In general, LLPE looks to allocate a symbolic memory location per allocation that would occur at runtime. However a complication arises when an allocation instruction is found while analysing the general case of a loop body. Depending on context, this couid refer to the allocation that was made in the first iteraton (as in a loop that allocates a particular object the first time it is needed and re-uses it thereafter), or to the allocation made this iteration (as in say an array-to-linked-list function that repeatedly allocates and populates nodes), or to an unknowable combination of the two. LLPE handles this conservatively; such allocation sites (internally called vague allocations) can only be used wtihin the loop body in question, after which they are overwritten with a no-information overdefined value.

Implicit casts

LLPE’s symbolic memory supports all manner of reinterpret and other casts, explicit or implied via aliasing. Struct members and similar are described by byte offsets, not field numbers, and operations such as casting pointers to and from uint64 are entirely invisible, as are reinterpreting for example a byte array as a single large byte array or floating-point number. Some casts will be impossible to evaluate however, such as taking the top 32 bits of a pointer and combining it with a constant (we can’t know ahead of time what the constant result would be, and it is meaningless as a pointer). Certain comparisons are also impossible, such as whether a pointer is numerically greater than an independently-allocated object. A special function integrator_same_object is provided to allow user-supplied models to replace the common use case x >= base && x < base + offset used to determine whether x belongs to a particular object base.

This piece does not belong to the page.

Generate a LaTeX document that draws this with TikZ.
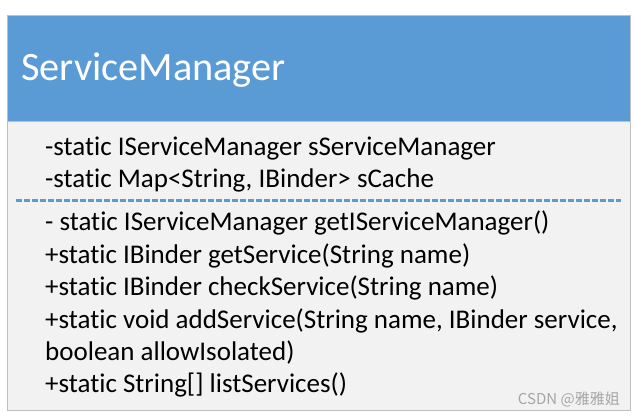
\documentclass[tikz,border=0pt]{standalone}
\usepackage{fontspec}
\setmainfont{Carlito}[Ligatures=NoCommon]
\newfontfamily\cjkfont{Noto Sans CJK SC}
\definecolor{hdrblue}{HTML}{5B9BD5}
\definecolor{bodygray}{HTML}{F2F2F2}
\definecolor{edgegray}{HTML}{C0C0C0}
\definecolor{wmgray}{HTML}{A6A6A6}
\begin{document}
\begin{tikzpicture}[x=1pt,y=-1pt,
  memb/.style={anchor=base west,inner sep=0pt,font=\fontsize{27}{27}\selectfont,text=black},
  ttl/.style={anchor=base west,inner sep=0pt,font=\fontsize{40.3}{40}\selectfont,text=white}]
\useasboundingbox (0,0) rectangle (636,415);
\fill[white] (0,0) rectangle (636,415);
% body and header
\filldraw[fill=bodygray,draw=edgegray,line width=1pt] (7,15) rectangle (630,410);
\filldraw[fill=hdrblue,draw=edgegray,line width=1pt] (7,15) rectangle (630,121);
\node[ttl] (title) at (21,80) {ServiceManager};
% attributes
\node[memb] (a1) at (45,155) {-static IServiceManager sServiceManager};
\node[memb] (a2) at (45,187) {-static Map<String, IBinder> sCache};
% separator
\coordinate (sepL) at (16,200);
\coordinate (sepR) at (621,200);
\draw[hdrblue,line width=3pt,dash pattern=on 5.5pt off 2.5pt] (sepL) -- (sepR);
% operations
\node[memb] (m1) at (45,230) {- static IServiceManager getIServiceManager()};
\node[memb] (m2) at (45,263) {+static IBinder getService(String name)};
\node[memb] (m3) at (45,295) {+static IBinder checkService(String name)};
\node[memb] (m4) at (45,328) {+static void addService(String name, IBinder service,};
\node[memb] (m5) at (45,360) {boolean allowIsolated)};
\node[memb] (m6) at (45,392) {+static String[] listServices()};
% watermark
\node[anchor=base east,inner sep=0pt,text=wmgray,font=\cjkfont\fontsize{15}{15}\selectfont] (wm) at (620,404) {CSDN @雅雅姐};
\end{tikzpicture}
\end{document}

Useful files to read when investigating / improving the symbolic memory implementation:

include/llvm/Analysis/SharedTree.h: implementation of the copy-on-write store and frame-lists that compose the symbolic store.
main/LoadForward.cpp: functions that read and write the symbolic store, called on executing load, store, allocation and other instructions.
main/MainLoop.cpp: logic that passes the symbolic store between basic blocks, into and out of called functions and loops, forks / merges it when necessary, and so on.